For liens that are fraudulent, filed by someone with no legitimate claim, or attached to the wrong property, a quiet title action is the primary legal remedy. This is a lawsuit asking a judge to declare the lien void and clear your title. Quiet title actions require identifying all parties with a potential interest in the property, properly serving them, and proving your case. The process can take months and usually requires an attorney, but a successful action removes the lien as though it never existed.

What Happens After You Pay Off a Lien

Paying the underlying debt triggers the filing of a lien release or satisfaction document in the same recording office where the original lien was filed. For federal tax liens, the IRS issues its Certificate of Release. For other liens, the creditor or their attorney prepares and records the release. It is critical to confirm that the release is actually recorded. An unrecorded release means the lien still appears on title searches even though the debt is paid, which can derail a future sale or refinance.

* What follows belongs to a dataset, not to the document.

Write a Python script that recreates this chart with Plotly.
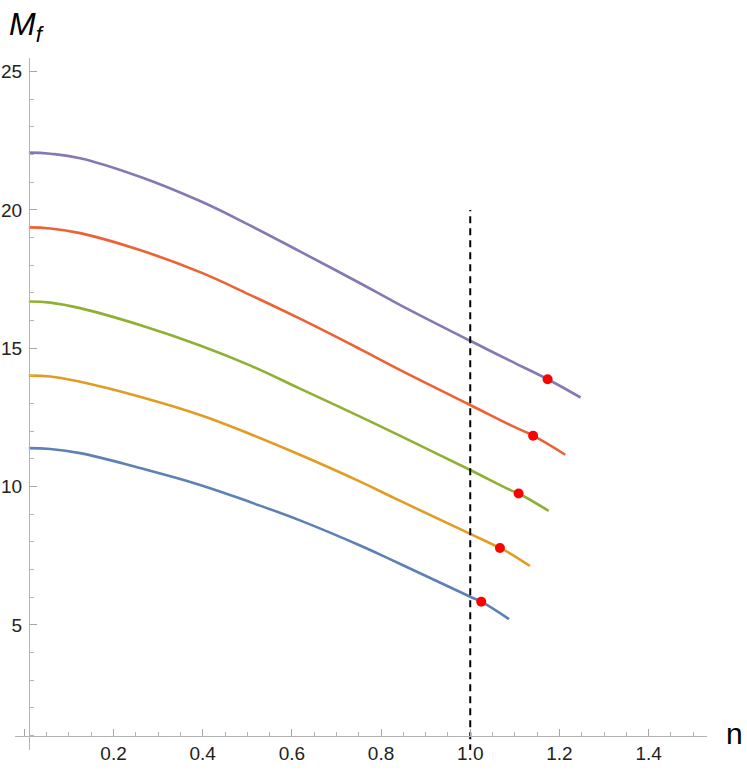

Once the release is recorded at the county level, lenders pulling new title searches will see the debt as satisfied. Specialized databases like LexisNexis update from public records on a rolling basis, so the cleared status typically propagates within a few weeks to a couple of months. The historical fact that a lien was once filed remains visible in public records indefinitely, but a recorded release is generally sufficient for underwriters to move forward with a loan.

If you obtained a withdrawal rather than just a release of a federal tax lien, the Notice of Federal Tax Lien is removed from public records entirely. For borrowers concerned about how a lien history might look to future lenders, withdrawal through the Fresh Start program is the cleanest resolution available.